Le fake news sono le notizie false, diffuse in rete tramite articoli o pubblicazioni. Si basano su dati inventati, informazioni non veritiere o distorte e hanno lo scopo di dare origine a disinformazione e scandali mediatici.
FOMO invece è l’acronimo di “fear of missing out”, ovvero la paura di essere esclusi. Si tratta di una vera e propria ansia sociale, che si manifesta tramite la paura compulsiva di essere tagliati fuori dalle interazioni sociali e quindi con il desiderio di sapere costantemente cosa stanno facendo le altre persone.
Infine, con sindrome da vibrazione fantasma si intende la percezione che il telefono stia vibrando o addirittura squillando (in questo caso si parla di squillo fantasma), quando nulla di tutto ciò si verifica. Deriva dall’utilizzo assiduo dello smartphone, è legata ad aspetti soggettivi e caratteriali e può dipendere dai luoghi in cui venga riposto il dispositivo con più frequenza (per esempio la tasca dei pantaloni).
Lush anti-social: scelta estrema o lungimirante?
Nonostante sia opinione diffusa, anche tra i non esperti del settore, che l’utilizzo eccessivo dei dispositivi tecnologici così come quello inconsapevole o sconsiderato delle piattaforme ad esse associati possa provocare conseguenze negative sui fruitori, si tratta di attività ormai imprescindibili.
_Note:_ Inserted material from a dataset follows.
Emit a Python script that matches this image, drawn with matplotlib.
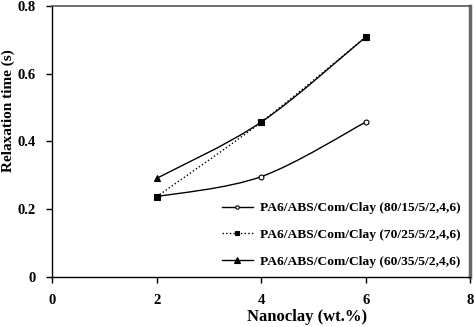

È dunque fondamentale l’informazione e soprattutto l’uso cosciente di questi mezzi di comunicazione.
Ci domandiamo se questa scelta di Lush, come tante altre fatte dal brand nel corso degli anni, stia anticipando i tempi, mettendoci in guardia su pericoli in ogni momento sotto gli occhi di tutti, ma su cui nessuno prende posizione. Lush si sbilancia in maniera diretta, in particolare contro gli algoritmi delle piattaforme social, che rendono sempre di più gli utenti dipendenti dalla loro fruizione. Solo il tempo fornirà delle risposte. L’era del digitale è in corso e più che pensare a uno stravolgimento di queste abitudini ormai acquisite è bene focalizzarsi sulla consapevolezza e sulla conoscenza delle stesse, da diffondere su larga scala.